Pick out the lines in the listing below that contain the word "with" and copy them.
_ _ _ _ _ _ _
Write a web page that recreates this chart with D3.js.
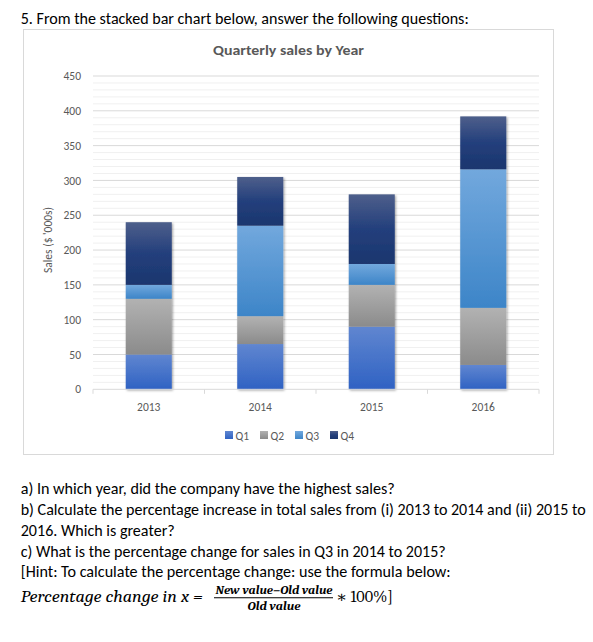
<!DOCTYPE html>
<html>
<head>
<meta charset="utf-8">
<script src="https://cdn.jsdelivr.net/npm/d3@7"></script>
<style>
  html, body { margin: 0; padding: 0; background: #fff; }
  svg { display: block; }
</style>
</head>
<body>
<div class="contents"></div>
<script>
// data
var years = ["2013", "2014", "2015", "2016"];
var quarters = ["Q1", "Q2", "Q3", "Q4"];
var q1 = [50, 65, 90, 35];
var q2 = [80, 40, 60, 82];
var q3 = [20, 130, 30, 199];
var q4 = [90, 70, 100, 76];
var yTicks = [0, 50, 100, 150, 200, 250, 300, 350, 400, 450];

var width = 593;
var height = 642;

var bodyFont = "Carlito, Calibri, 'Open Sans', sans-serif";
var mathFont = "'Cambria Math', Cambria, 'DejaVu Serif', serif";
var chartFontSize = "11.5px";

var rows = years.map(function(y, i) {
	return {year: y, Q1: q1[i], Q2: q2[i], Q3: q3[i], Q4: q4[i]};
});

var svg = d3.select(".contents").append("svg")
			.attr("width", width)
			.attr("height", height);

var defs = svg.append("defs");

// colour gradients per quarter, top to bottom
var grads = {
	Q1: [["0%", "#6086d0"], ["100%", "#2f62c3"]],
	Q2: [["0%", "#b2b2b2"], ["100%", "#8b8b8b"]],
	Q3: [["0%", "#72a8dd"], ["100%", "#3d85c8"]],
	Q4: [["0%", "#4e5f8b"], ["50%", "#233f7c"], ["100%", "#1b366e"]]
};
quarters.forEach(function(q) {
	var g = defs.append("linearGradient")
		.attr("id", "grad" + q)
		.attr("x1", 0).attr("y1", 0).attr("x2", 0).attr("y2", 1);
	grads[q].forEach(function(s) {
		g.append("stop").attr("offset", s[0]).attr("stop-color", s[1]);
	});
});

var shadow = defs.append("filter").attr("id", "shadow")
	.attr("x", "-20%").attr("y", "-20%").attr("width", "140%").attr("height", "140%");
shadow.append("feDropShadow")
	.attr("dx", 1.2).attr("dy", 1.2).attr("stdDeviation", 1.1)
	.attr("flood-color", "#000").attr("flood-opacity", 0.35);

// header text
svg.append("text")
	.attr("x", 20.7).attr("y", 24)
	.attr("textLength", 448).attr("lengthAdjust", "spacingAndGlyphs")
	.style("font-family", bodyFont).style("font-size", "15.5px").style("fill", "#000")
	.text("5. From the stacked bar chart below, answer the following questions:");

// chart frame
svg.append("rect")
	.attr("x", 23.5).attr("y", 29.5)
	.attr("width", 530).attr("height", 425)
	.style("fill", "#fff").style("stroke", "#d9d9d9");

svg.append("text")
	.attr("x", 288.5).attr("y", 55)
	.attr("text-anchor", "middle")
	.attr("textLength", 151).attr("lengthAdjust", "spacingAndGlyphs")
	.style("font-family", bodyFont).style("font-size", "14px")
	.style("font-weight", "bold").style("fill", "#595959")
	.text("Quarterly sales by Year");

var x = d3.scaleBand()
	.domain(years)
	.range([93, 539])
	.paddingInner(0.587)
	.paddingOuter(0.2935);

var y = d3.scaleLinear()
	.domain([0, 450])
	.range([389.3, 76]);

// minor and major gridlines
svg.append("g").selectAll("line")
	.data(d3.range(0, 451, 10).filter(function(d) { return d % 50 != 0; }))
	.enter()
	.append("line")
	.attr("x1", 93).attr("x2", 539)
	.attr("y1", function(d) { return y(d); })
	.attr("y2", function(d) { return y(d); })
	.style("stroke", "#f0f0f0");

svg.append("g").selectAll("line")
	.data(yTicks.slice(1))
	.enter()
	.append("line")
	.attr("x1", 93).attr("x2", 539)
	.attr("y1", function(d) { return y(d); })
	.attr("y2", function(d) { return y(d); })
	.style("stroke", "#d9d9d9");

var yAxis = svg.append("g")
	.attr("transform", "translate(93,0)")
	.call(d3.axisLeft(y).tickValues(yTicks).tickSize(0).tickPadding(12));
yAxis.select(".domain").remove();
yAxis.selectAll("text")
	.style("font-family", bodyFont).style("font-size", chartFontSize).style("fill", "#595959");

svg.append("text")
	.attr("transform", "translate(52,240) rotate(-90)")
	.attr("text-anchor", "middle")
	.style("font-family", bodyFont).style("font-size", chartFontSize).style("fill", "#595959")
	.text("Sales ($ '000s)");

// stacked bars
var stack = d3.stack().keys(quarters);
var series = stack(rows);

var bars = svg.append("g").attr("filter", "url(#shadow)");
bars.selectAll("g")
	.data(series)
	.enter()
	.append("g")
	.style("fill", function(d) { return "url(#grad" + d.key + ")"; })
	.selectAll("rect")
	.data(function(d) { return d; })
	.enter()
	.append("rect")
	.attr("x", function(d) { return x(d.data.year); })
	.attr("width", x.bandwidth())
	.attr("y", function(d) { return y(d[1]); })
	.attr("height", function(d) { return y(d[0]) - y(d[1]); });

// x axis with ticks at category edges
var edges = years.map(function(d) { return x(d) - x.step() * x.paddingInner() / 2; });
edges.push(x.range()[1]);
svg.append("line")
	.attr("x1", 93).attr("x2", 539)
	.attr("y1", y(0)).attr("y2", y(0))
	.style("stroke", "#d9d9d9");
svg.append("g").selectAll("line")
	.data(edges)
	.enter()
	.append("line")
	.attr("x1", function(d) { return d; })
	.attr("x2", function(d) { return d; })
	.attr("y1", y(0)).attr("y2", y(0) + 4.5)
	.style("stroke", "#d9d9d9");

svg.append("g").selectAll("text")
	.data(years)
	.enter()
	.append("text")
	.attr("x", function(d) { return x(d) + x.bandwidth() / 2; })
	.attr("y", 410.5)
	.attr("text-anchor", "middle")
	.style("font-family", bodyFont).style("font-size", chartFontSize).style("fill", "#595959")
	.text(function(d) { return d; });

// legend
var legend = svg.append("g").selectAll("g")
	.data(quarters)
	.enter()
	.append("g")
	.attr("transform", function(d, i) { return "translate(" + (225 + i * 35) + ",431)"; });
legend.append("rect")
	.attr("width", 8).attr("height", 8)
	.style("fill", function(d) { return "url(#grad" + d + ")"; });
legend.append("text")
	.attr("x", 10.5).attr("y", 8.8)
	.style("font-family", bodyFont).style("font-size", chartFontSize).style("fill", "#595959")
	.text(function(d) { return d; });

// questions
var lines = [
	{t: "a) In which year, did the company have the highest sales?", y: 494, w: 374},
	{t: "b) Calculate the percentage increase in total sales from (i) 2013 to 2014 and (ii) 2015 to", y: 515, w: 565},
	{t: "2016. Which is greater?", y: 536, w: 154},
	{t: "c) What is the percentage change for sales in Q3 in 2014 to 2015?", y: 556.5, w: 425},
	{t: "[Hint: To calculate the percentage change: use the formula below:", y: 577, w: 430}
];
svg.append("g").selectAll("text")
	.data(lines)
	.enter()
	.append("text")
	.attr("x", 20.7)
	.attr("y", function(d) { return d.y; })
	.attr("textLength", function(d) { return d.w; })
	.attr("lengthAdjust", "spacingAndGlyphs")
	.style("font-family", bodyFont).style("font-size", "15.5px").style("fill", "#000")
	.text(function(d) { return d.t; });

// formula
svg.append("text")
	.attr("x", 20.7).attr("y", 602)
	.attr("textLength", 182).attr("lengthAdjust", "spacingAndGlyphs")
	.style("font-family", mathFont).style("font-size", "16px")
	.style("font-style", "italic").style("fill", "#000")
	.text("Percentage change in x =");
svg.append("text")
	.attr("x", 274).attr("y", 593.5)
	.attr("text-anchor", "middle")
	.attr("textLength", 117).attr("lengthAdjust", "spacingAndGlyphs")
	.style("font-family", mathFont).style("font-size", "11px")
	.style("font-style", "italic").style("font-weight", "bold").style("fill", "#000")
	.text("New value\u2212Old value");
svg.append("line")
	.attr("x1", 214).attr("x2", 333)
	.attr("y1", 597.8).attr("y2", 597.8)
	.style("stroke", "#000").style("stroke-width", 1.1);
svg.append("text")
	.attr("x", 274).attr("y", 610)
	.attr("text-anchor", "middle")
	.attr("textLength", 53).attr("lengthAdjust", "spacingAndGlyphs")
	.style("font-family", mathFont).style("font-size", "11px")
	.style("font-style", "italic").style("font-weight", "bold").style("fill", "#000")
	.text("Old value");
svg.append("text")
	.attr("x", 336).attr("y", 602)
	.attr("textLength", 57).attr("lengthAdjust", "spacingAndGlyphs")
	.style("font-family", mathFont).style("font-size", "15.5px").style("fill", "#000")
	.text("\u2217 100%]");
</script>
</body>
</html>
_ _ _ _ _ _ _
The completed task ->
Write a web page that recreates this chart with D3.js.
// x axis with ticks at category edges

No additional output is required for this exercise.